Source data
------------------------------------------------------------------------

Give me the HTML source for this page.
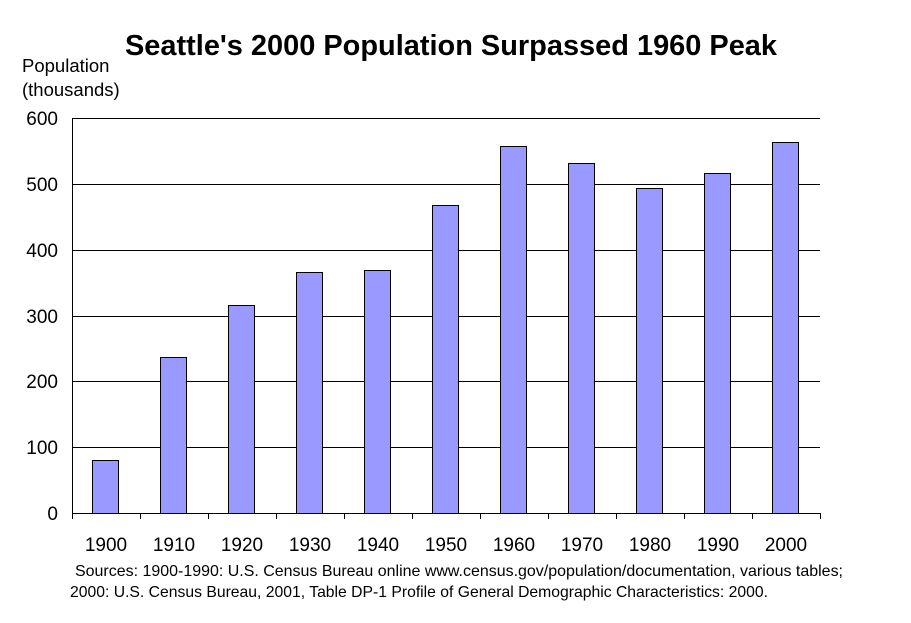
<!DOCTYPE html>
<html><head><style>
body{margin:0;background:#fff;}
svg{display:block;font-family:"Liberation Sans",Arial,sans-serif;}
</style></head><body>
<svg width="911" height="623" viewBox="0 0 911 623">
<rect width="911" height="623" fill="#fff"/>
<text x="451" y="55" text-anchor="middle" font-size="29" font-weight="bold" textLength="652" lengthAdjust="spacingAndGlyphs">Seattle's 2000 Population Surpassed 1960 Peak</text>
<text x="22" y="72" font-size="18.5">Population</text>
<text x="22" y="96" font-size="18.5">(thousands)</text>
<g stroke="#000" stroke-width="1">
<line x1="72.5" y1="118.5" x2="820" y2="118.5"/>
<line x1="72.5" y1="184.5" x2="820" y2="184.5"/>
<line x1="72.5" y1="250.5" x2="820" y2="250.5"/>
<line x1="72.5" y1="316.5" x2="820" y2="316.5"/>
<line x1="72.5" y1="381.5" x2="820" y2="381.5"/>
<line x1="72.5" y1="447.5" x2="820" y2="447.5"/>
</g>
<g font-size="19" text-anchor="end">
<text x="58" y="125">600</text><text x="58" y="191">500</text><text x="58" y="257">400</text>
<text x="58" y="323">300</text><text x="58" y="388">200</text><text x="58" y="454">100</text><text x="58" y="520">0</text>
</g>
<g fill="#9999ff" stroke="#000" stroke-width="1">
<rect x="92.5" y="460.5" width="26" height="53"/>
<rect x="160.5" y="357.5" width="26" height="156"/>
<rect x="228.5" y="305.5" width="26" height="208"/>
<rect x="296.5" y="272.5" width="26" height="241"/>
<rect x="364.5" y="270.5" width="26" height="243"/>
<rect x="432.5" y="205.5" width="26" height="308"/>
<rect x="500.5" y="146.5" width="26" height="367"/>
<rect x="568.5" y="163.5" width="26" height="350"/>
<rect x="636.5" y="188.5" width="26" height="325"/>
<rect x="704.5" y="173.5" width="26" height="340"/>
<rect x="772.5" y="142.5" width="26" height="371"/>
</g>
<g stroke="#000" stroke-width="1">
<line x1="72.5" y1="118" x2="72.5" y2="519"/>
<line x1="72" y1="513.5" x2="820" y2="513.5"/>
<line x1="140.5" y1="513" x2="140.5" y2="519"/>
<line x1="208.5" y1="513" x2="208.5" y2="519"/>
<line x1="276.5" y1="513" x2="276.5" y2="519"/>
<line x1="344.5" y1="513" x2="344.5" y2="519"/>
<line x1="412.5" y1="513" x2="412.5" y2="519"/>
<line x1="480.5" y1="513" x2="480.5" y2="519"/>
<line x1="548.5" y1="513" x2="548.5" y2="519"/>
<line x1="616.5" y1="513" x2="616.5" y2="519"/>
<line x1="684.5" y1="513" x2="684.5" y2="519"/>
<line x1="752.5" y1="513" x2="752.5" y2="519"/>
<line x1="820.5" y1="513" x2="820.5" y2="519"/>
</g>
<g font-size="19" text-anchor="middle">
<text x="106" y="551">1900</text><text x="174" y="551">1910</text><text x="242" y="551">1920</text>
<text x="310" y="551">1930</text><text x="378" y="551">1940</text><text x="446" y="551">1950</text>
<text x="514" y="551">1960</text><text x="582" y="551">1970</text><text x="650" y="551">1980</text>
<text x="718" y="551">1990</text><text x="786" y="551">2000</text>
</g>
<text x="75" y="576" font-size="16" textLength="768" lengthAdjust="spacingAndGlyphs">Sources: 1900-1990: U.S. Census Bureau online www.census.gov/population/documentation, various tables;</text>
<text x="70" y="597" font-size="16" textLength="698" lengthAdjust="spacingAndGlyphs">2000: U.S. Census Bureau, 2001, Table DP-1 Profile of General Demographic Characteristics: 2000.</text>
</svg>
</body></html>
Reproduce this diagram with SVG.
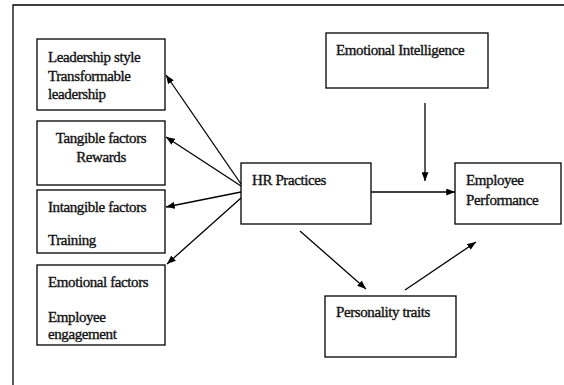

------------------------------------------------------------------------

Without the pictures, print the whole listing exactly as given.

Answer below ▸
Give me the HTML source for this page.
<!DOCTYPE html>
<html><head><style>
body{margin:0;background:#fff;}
svg{display:block;font-family:"Liberation Sans",Arial,sans-serif;}
</style></head><body>
<svg width="911" height="623" viewBox="0 0 911 623">
<rect width="911" height="623" fill="#fff"/>
<text x="451" y="55" text-anchor="middle" font-size="29" font-weight="bold" textLength="652" lengthAdjust="spacingAndGlyphs">Seattle's 2000 Population Surpassed 1960 Peak</text>
<text x="22" y="72" font-size="18.5">Population</text>
<text x="22" y="96" font-size="18.5">(thousands)</text>
<g stroke="#000" stroke-width="1">
<line x1="72.5" y1="118.5" x2="820" y2="118.5"/>
<line x1="72.5" y1="184.5" x2="820" y2="184.5"/>
<line x1="72.5" y1="250.5" x2="820" y2="250.5"/>
<line x1="72.5" y1="316.5" x2="820" y2="316.5"/>
<line x1="72.5" y1="381.5" x2="820" y2="381.5"/>
<line x1="72.5" y1="447.5" x2="820" y2="447.5"/>
</g>
<g font-size="19" text-anchor="end">
<text x="58" y="125">600</text><text x="58" y="191">500</text><text x="58" y="257">400</text>
<text x="58" y="323">300</text><text x="58" y="388">200</text><text x="58" y="454">100</text><text x="58" y="520">0</text>
</g>
<g fill="#9999ff" stroke="#000" stroke-width="1">
<rect x="92.5" y="460.5" width="26" height="53"/>
<rect x="160.5" y="357.5" width="26" height="156"/>
<rect x="228.5" y="305.5" width="26" height="208"/>
<rect x="296.5" y="272.5" width="26" height="241"/>
<rect x="364.5" y="270.5" width="26" height="243"/>
<rect x="432.5" y="205.5" width="26" height="308"/>
<rect x="500.5" y="146.5" width="26" height="367"/>
<rect x="568.5" y="163.5" width="26" height="350"/>
<rect x="636.5" y="188.5" width="26" height="325"/>
<rect x="704.5" y="173.5" width="26" height="340"/>
<rect x="772.5" y="142.5" width="26" height="371"/>
</g>
<g stroke="#000" stroke-width="1">
<line x1="72.5" y1="118" x2="72.5" y2="519"/>
<line x1="72" y1="513.5" x2="820" y2="513.5"/>
<line x1="140.5" y1="513" x2="140.5" y2="519"/>
<line x1="208.5" y1="513" x2="208.5" y2="519"/>
<line x1="276.5" y1="513" x2="276.5" y2="519"/>
<line x1="344.5" y1="513" x2="344.5" y2="519"/>
<line x1="412.5" y1="513" x2="412.5" y2="519"/>
<line x1="480.5" y1="513" x2="480.5" y2="519"/>
<line x1="548.5" y1="513" x2="548.5" y2="519"/>
<line x1="616.5" y1="513" x2="616.5" y2="519"/>
<line x1="684.5" y1="513" x2="684.5" y2="519"/>
<line x1="752.5" y1="513" x2="752.5" y2="519"/>
<line x1="820.5" y1="513" x2="820.5" y2="519"/>
</g>
<g font-size="19" text-anchor="middle">
<text x="106" y="551">1900</text><text x="174" y="551">1910</text><text x="242" y="551">1920</text>
<text x="310" y="551">1930</text><text x="378" y="551">1940</text><text x="446" y="551">1950</text>
<text x="514" y="551">1960</text><text x="582" y="551">1970</text><text x="650" y="551">1980</text>
<text x="718" y="551">1990</text><text x="786" y="551">2000</text>
</g>
<text x="75" y="576" font-size="16" textLength="768" lengthAdjust="spacingAndGlyphs">Sources: 1900-1990: U.S. Census Bureau online www.census.gov/population/documentation, various tables;</text>
<text x="70" y="597" font-size="16" textLength="698" lengthAdjust="spacingAndGlyphs">2000: U.S. Census Bureau, 2001, Table DP-1 Profile of General Demographic Characteristics: 2000.</text>
</svg>
</body></html>
Reproduce this diagram with SVG.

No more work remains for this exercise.